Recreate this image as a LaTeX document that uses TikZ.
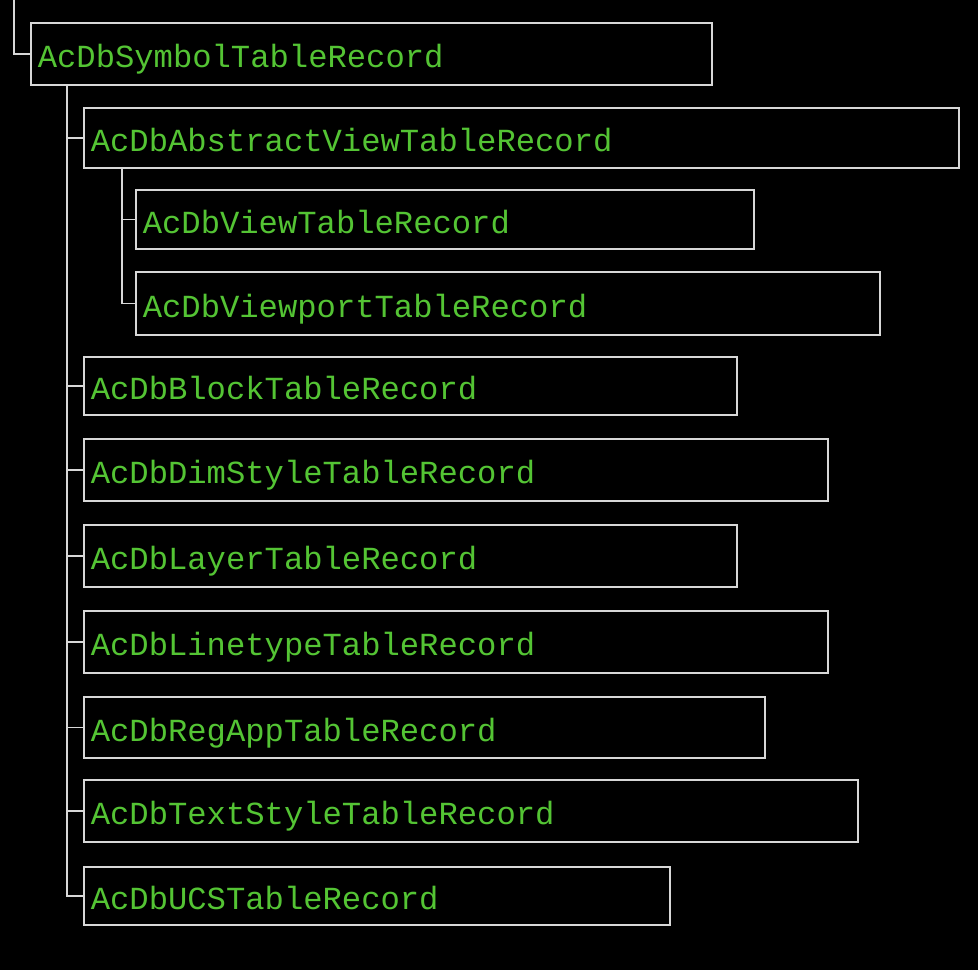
\documentclass[tikz,border=0pt]{standalone}
\usepackage{fontspec}
\newfontfamily\cadfont{Liberation Mono}
\definecolor{cadgreen}{RGB}{84,196,52}
\definecolor{cadline}{RGB}{215,215,215}
\begin{document}
\begin{tikzpicture}[x=1pt,y=-1pt,
  rec/.style={draw=cadline, line width=1.6pt, anchor=north west, inner xsep=7pt, inner ysep=0pt,
    align=left, text=cadgreen, font=\cadfont\fontsize{32.2}{32}\selectfont,
    text height=28pt, text depth=0pt},
  conn/.style={draw=cadline, line width=1.6pt}]
\fill[black] (0,0) rectangle (978,970);
\useasboundingbox (0,0) rectangle (978,970);
\node[rec, text width=667pt, minimum height=62pt] (sym) at (30,22) {AcDbSymbolTableRecord};
\node[rec, text width=861pt, minimum height=60pt] (abs) at (83,107) {AcDbAbstractViewTableRecord};
\node[rec, text width=604pt, minimum height=59pt] (view) at (135,189) {AcDbViewTableRecord};
\node[rec, text width=730pt, minimum height=63pt] (vp) at (135,271) {AcDbViewportTableRecord};
\node[rec, text width=639pt, minimum height=58pt] (block) at (83,356) {AcDbBlockTableRecord};
\node[rec, text width=730pt, minimum height=62pt] (dim) at (83,438) {AcDbDimStyleTableRecord};
\node[rec, text width=639pt, minimum height=62pt] (layer) at (83,524) {AcDbLayerTableRecord};
\node[rec, text width=730pt, minimum height=62pt] (ltype) at (83,610) {AcDbLinetypeTableRecord};
\node[rec, text width=667pt, minimum height=61pt] (regapp) at (83,696) {AcDbRegAppTableRecord};
\node[rec, text width=760pt, minimum height=62pt] (tstyle) at (83,779) {AcDbTextStyleTableRecord};
\node[rec, text width=572pt, minimum height=58pt] (ucs) at (83,866) {AcDbUCSTableRecord};
\coordinate (top) at (14,0);
\coordinate (t0) at (67,84);
\coordinate (t1) at (122,167);
\draw[conn] (top) |- (sym.west);
\foreach \n in {abs,block,dim,layer,ltype,regapp,tstyle,ucs}
  \draw[conn] (t0) |- (\n.west);
\foreach \n in {view,vp}
  \draw[conn] (t1) |- (\n.west);
\end{tikzpicture}
\end{document}
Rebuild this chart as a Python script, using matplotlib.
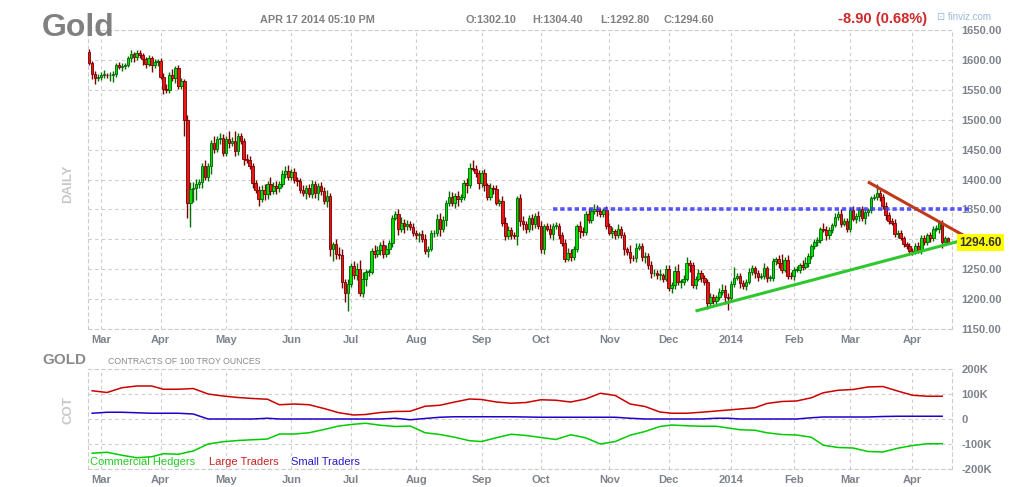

**Exercise aim**
Ignore the images and quote every line of the listing exactly.

**Response below**
Recreate this image as a LaTeX document that uses TikZ.
\documentclass[tikz,border=0pt]{standalone}
\usepackage{fontspec}
\newfontfamily\cadfont{Liberation Mono}
\definecolor{cadgreen}{RGB}{84,196,52}
\definecolor{cadline}{RGB}{215,215,215}
\begin{document}
\begin{tikzpicture}[x=1pt,y=-1pt,
  rec/.style={draw=cadline, line width=1.6pt, anchor=north west, inner xsep=7pt, inner ysep=0pt,
    align=left, text=cadgreen, font=\cadfont\fontsize{32.2}{32}\selectfont,
    text height=28pt, text depth=0pt},
  conn/.style={draw=cadline, line width=1.6pt}]
\fill[black] (0,0) rectangle (978,970);
\useasboundingbox (0,0) rectangle (978,970);
\node[rec, text width=667pt, minimum height=62pt] (sym) at (30,22) {AcDbSymbolTableRecord};
\node[rec, text width=861pt, minimum height=60pt] (abs) at (83,107) {AcDbAbstractViewTableRecord};
\node[rec, text width=604pt, minimum height=59pt] (view) at (135,189) {AcDbViewTableRecord};
\node[rec, text width=730pt, minimum height=63pt] (vp) at (135,271) {AcDbViewportTableRecord};
\node[rec, text width=639pt, minimum height=58pt] (block) at (83,356) {AcDbBlockTableRecord};
\node[rec, text width=730pt, minimum height=62pt] (dim) at (83,438) {AcDbDimStyleTableRecord};
\node[rec, text width=639pt, minimum height=62pt] (layer) at (83,524) {AcDbLayerTableRecord};
\node[rec, text width=730pt, minimum height=62pt] (ltype) at (83,610) {AcDbLinetypeTableRecord};
\node[rec, text width=667pt, minimum height=61pt] (regapp) at (83,696) {AcDbRegAppTableRecord};
\node[rec, text width=760pt, minimum height=62pt] (tstyle) at (83,779) {AcDbTextStyleTableRecord};
\node[rec, text width=572pt, minimum height=58pt] (ucs) at (83,866) {AcDbUCSTableRecord};
\coordinate (top) at (14,0);
\coordinate (t0) at (67,84);
\coordinate (t1) at (122,167);
\draw[conn] (top) |- (sym.west);
\foreach \n in {abs,block,dim,layer,ltype,regapp,tstyle,ucs}
  \draw[conn] (t0) |- (\n.west);
\foreach \n in {view,vp}
  \draw[conn] (t1) |- (\n.west);
\end{tikzpicture}
\end{document}
Rebuild this chart as a Python script, using matplotlib.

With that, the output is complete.